The MOA payments are most clearly understood as a gross looting of the public till.  BPA has the choice of obeying its Congressional mandate to sell power at the “lowest possible rates”, or jacking up the rates to create a slush fund for looters.  Administrator Wright was recently chastised by the United States Court of Appeals for raising rates by billions of dollars to fund illegal payments to the investor-owned utility (IOU) looters.  In slapping him down, the Ninth Circuit observed that “Congress ordained one system; BPA appears to prefer another”, and declared that “the settlement agreements between BPA and the IOUs are inconsistent with the [Northwest Power Act]”. 

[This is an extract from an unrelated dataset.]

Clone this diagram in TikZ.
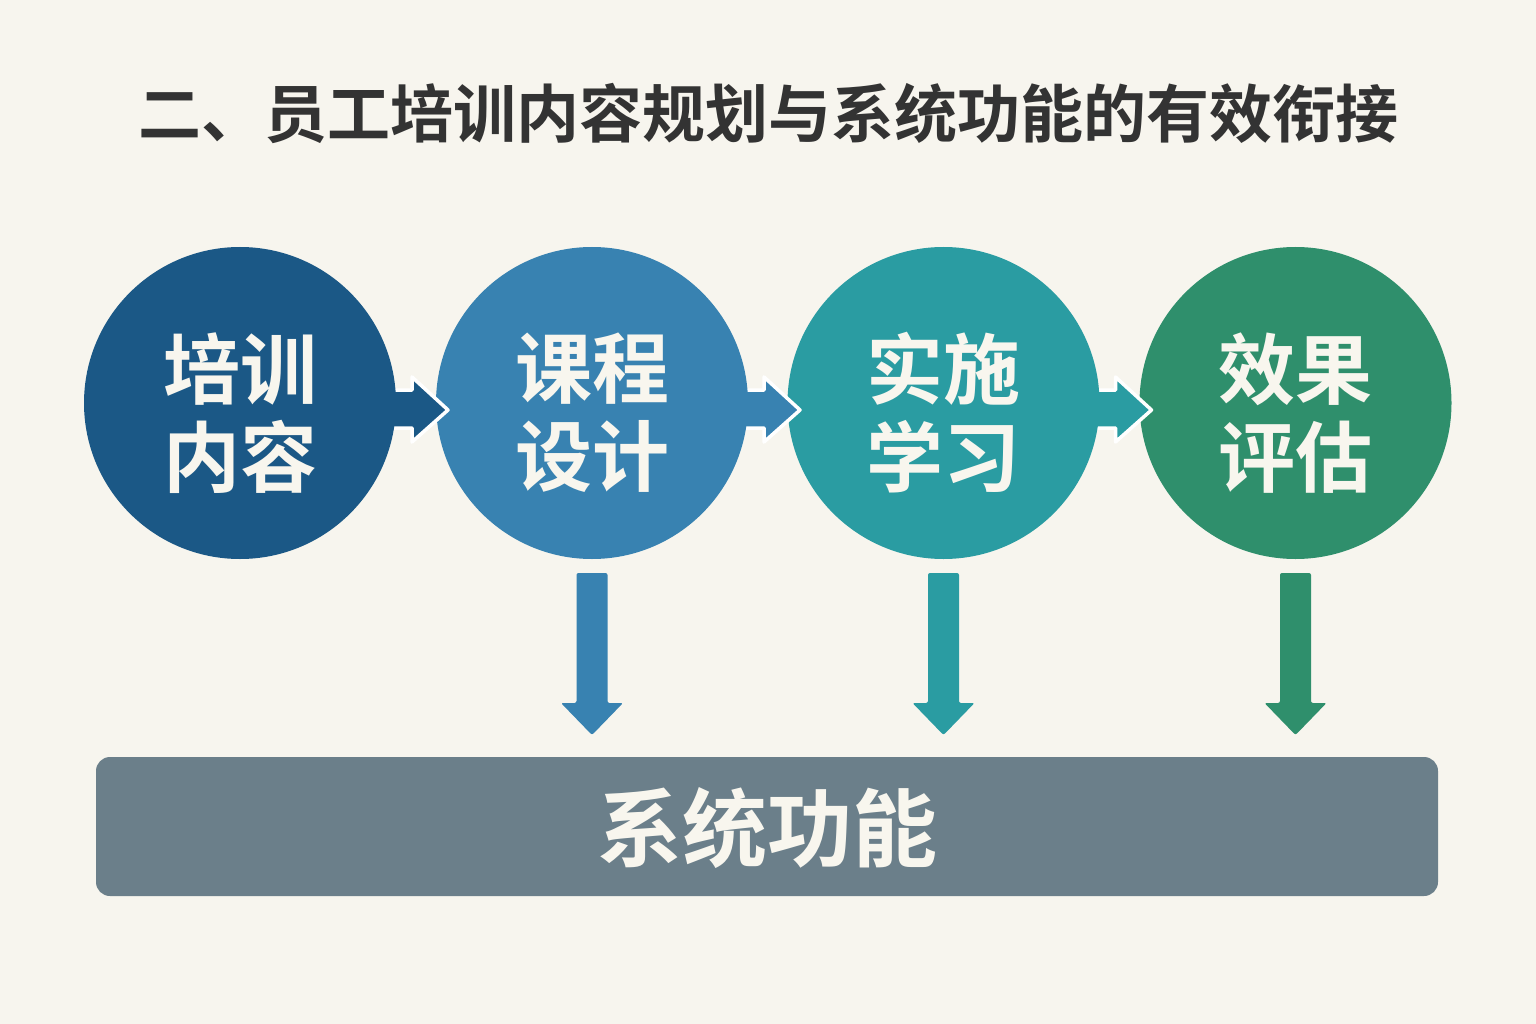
\documentclass[tikz,border=0pt]{standalone}
\usepackage{fontspec}
\newfontfamily\cjk{Noto Sans CJK SC Bold}
\definecolor{bg}{HTML}{F7F5EE}
\definecolor{cA}{HTML}{1B5886}
\definecolor{cB}{HTML}{3882B1}
\definecolor{cC}{HTML}{2A9CA2}
\definecolor{cD}{HTML}{2F8F6C}
\definecolor{barc}{HTML}{6B7F8A}
\definecolor{titlec}{HTML}{333333}
\definecolor{txtw}{HTML}{F8F6EE}
\tikzset{
  circ/.style={circle, minimum size=312pt, inner sep=0pt, draw=none},
  rarrow/.style={line width=3.5pt, draw=white, line join=round},
  darrow/.style={draw=none, rounded corners=2pt},
  ctext/.style={text=txtw, font=\cjk\fontsize{77}{88}\selectfont, align=center, inner sep=0pt},
}
\newcommand{\rightblock}[2]{%
  \begin{scope}[shift={(#1)}]
    \path[rarrow, fill=#2] (100,-13) -- (172,-13) -- (172,-26) -- (208,7) -- (172,39) -- (172,25) -- (100,25) -- cycle;
  \end{scope}}
\newcommand{\downblock}[2]{%
  \begin{scope}[shift={(#1)}]
    \path[darrow, fill=#2] (-15.5,170) -- (15.5,170) -- (15.5,300) -- (31,300) -- (0,332) -- (-31,300) -- (-15.5,300) -- cycle;
  \end{scope}}
\begin{document}
\begin{tikzpicture}[x=1pt,y=-1pt]
\useasboundingbox (0,0) rectangle (1536,1024);
\fill[bg] (0,0) rectangle (1536,1024);
\coordinate (p1) at (240,403);
\coordinate (p2) at (592,403);
\coordinate (p3) at (943.5,403);
\coordinate (p4) at (1295.5,403);
% title
\node[text=titlec, font=\cjk\fontsize{63}{70}\selectfont, inner sep=0pt] (title) at (768,113) {二、员工培训内容规划与系统功能的有效衔接};
% circles and connecting arrows
\node[circ, fill=cD] (c4) at (p4) {};
\rightblock{p3}{cC}
\node[circ, fill=cC] (c3) at (p3) {};
\rightblock{p2}{cB}
\node[circ, fill=cB] (c2) at (p2) {};
\rightblock{p1}{cA}
\node[circ, fill=cA] (c1) at (p1) {};
% texts
\node[ctext] (t1) at (240,413) {培训\\内容};
\node[ctext] (t2) at (592,413) {课程\\设计};
\node[ctext] (t3) at (943.5,413) {实施\\学习};
\node[ctext] (t4) at (1295.5,413) {效果\\评估};
% down arrows
\downblock{p2}{cB}
\downblock{p3}{cC}
\downblock{p4}{cD}
% bar
\node[fill=barc, rounded corners=14pt, minimum width=1342pt, minimum height=139pt, inner sep=0pt] (bar) at (767,826.5) {};
\node[text=txtw, font=\cjk\fontsize{85}{90}\selectfont, inner sep=0pt] (bartext) at (767,828) {系统功能};
\end{tikzpicture}
\end{document}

The same is true of these MOAs.   But Administrator Wright has no regard for law; he declares in the Tribal MOA that “regardless of any legal challenge, BPA will take steps to . . . imbed the estimated cost of implementing this Agreement in the agency’s revenue requirement to be recovered through base wholesale power rates”.  By jacking up the rates right away, the slush fund will be created, and BPA can always dribble the money out later in ways that the public will never see.

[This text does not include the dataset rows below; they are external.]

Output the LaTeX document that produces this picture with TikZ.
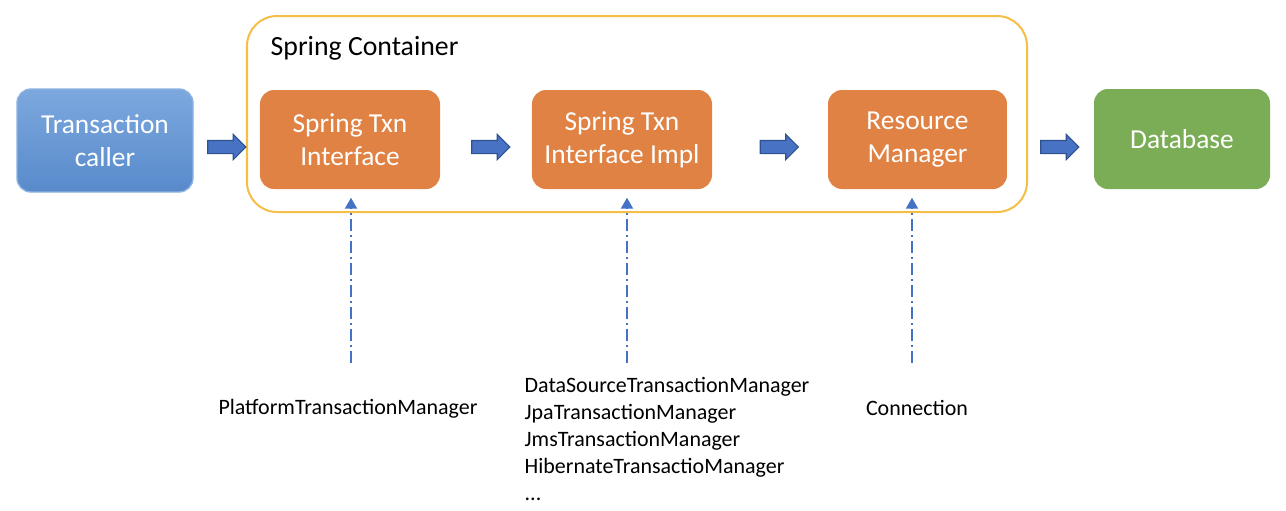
\documentclass[tikz,border=0pt]{standalone}
\usepackage{fontspec}
\setmainfont{Carlito}
\usetikzlibrary{arrows.meta,shapes.arrows}
\definecolor{callertop}{RGB}{124,168,222}
\definecolor{callerbot}{RGB}{88,138,203}
\definecolor{calleredge}{RGB}{140,178,226}
\definecolor{txnorange}{RGB}{224,130,67}
\definecolor{dbgreen}{RGB}{123,173,87}
\definecolor{boxyellow}{RGB}{245,190,70}
\definecolor{arrowblue}{RGB}{72,114,196}
\definecolor{arrowedge}{RGB}{47,82,143}
\definecolor{linkblue}{RGB}{68,114,196}

\begin{document}
\begin{tikzpicture}[
  box/.style={rounded corners=0.14cm, minimum width=1.80cm, minimum height=0.99cm, inner sep=0, align=center, text=white, font=\fontsize{7.8}{9.4}\selectfont},
  blockarrow/.style={single arrow, draw=arrowedge, fill=arrowblue, line width=0.3pt, minimum height=0.38cm, minimum width=0.24cm, single arrow head extend=0.06cm, inner sep=0.06cm},
  dashdot/.style={linkblue, line width=0.02cm, dash pattern=on 0.12cm off 0.04cm on 0.02cm off 0.04cm, shorten >=0.08cm, -{Triangle[width=0.12cm,length=0.11cm]}},
  mgr/.style={font=\fontsize{6.25}{7.7}\selectfont, inner sep=0}
]
\useasboundingbox (0,0) rectangle (12.86,5.10);
% container
\draw[boxyellow, line width=0.02cm, rounded corners=0.3cm] (2.47,2.98) rectangle (10.27,4.94);
\node[anchor=west, inner sep=0, font=\fontsize{7.9}{9.5}\selectfont] (spring) at (2.70,4.62) {Spring Container};
% boxes
\node[box, draw=calleredge, top color=callertop, bottom color=callerbot, minimum width=1.76cm, minimum height=1.03cm] (caller) at (1.05,3.695) {Transaction\\caller};
\node[box, fill=txnorange] (iface) at (3.50,3.705) {Spring Txn\\Interface};
\node[box, fill=txnorange] (impl) at (6.22,3.705) {Spring Txn\\Interface Impl};
\node[box, fill=txnorange, minimum width=1.79cm] (resmgr) at (9.175,3.705) {Resource\\Manager};
\node[box, fill=dbgreen, minimum width=1.76cm, minimum height=1.00cm] (db) at (11.82,3.71) {Database};
% block arrows
\node[blockarrow] (a1) at (2.235,3.63) {};
\node[blockarrow] (a2) at (4.875,3.63) {};
\node[blockarrow] (a3) at (7.76,3.63) {};
\node[blockarrow] (a4) at (10.565,3.63) {};
% managers
\node[mgr] (ptm) at (3.48,1.01) {PlatformTransactionManager};
\node[mgr, anchor=west, align=left] (impls) at (5.24,0.71) {DataSourceTransactionManager\\JpaTransactionManager\\JmsTransactionManager\\HibernateTransactioManager\\...};
\node[mgr] (conn) at (9.17,1.02) {Connection};
\coordinate (f1) at (3.51,1.47);
\coordinate (f2) at (6.27,1.47);
\coordinate (f3) at (9.12,1.47);
\draw[dashdot] (f1) -- (f1 |- iface.south);
\draw[dashdot] (f2) -- (f2 |- impl.south);
\draw[dashdot] (f3) -- (f3 |- resmgr.south);
\end{tikzpicture}
\end{document}
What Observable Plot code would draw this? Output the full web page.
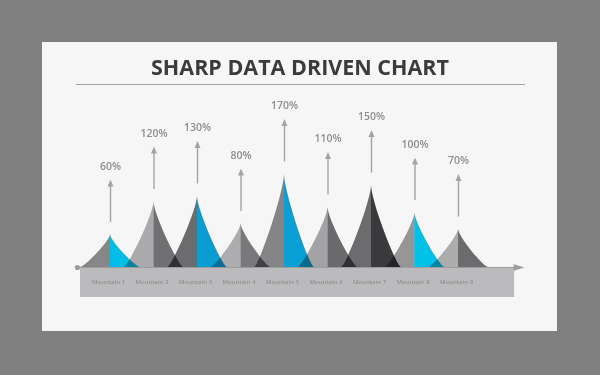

No one is left to speak for the ratepayers.  The largest BPA customers have been exterminated as part of BPA’s anti-industrialization policy.  The Region’s public utilities, governed by publicly-elected boards largely ignorant of what is really going on, remain silent.  Seven years ago, a Regional executive warned in a prescient speech that BPA has “come full circle, from an agency run by engineers who built things, to an agency run by political hacks who ration out the declining benefits from decaying capital to political supporters”.  He concluded:

“The New Deal dream was that impartial, expert administrators, freed from traditional legal and Constitutional constraints, could bring immense public benefits to citizens of the United States.  For a time, the dream was realized.  But now BPA and other New Deal agencies are in the hands of those whose conception of the public interest is far removed from that of the ordinary citizen.  The rise of such unaccountable, yet highly-politicized bureaucracies is one of the greatest threats to the Nation.   The citizens of the Pacific Northwest cannot, by themselves, save the Nation.  But they can save the hydropower assets of the Pacific Northwest, and put their management back on a path that will continue to bring immense public benefits to the citizens who have been paying for the assets for over sixty years.”

As a new Great Depression looms, and rapidly-rising transportation costs threaten to isolate the Pacific Northwest and its markets, it is painful to watch the Region squandering its natural advantage in low-cost electricity to build salmon bureaucracies that produce only paper fish, killing the real ones.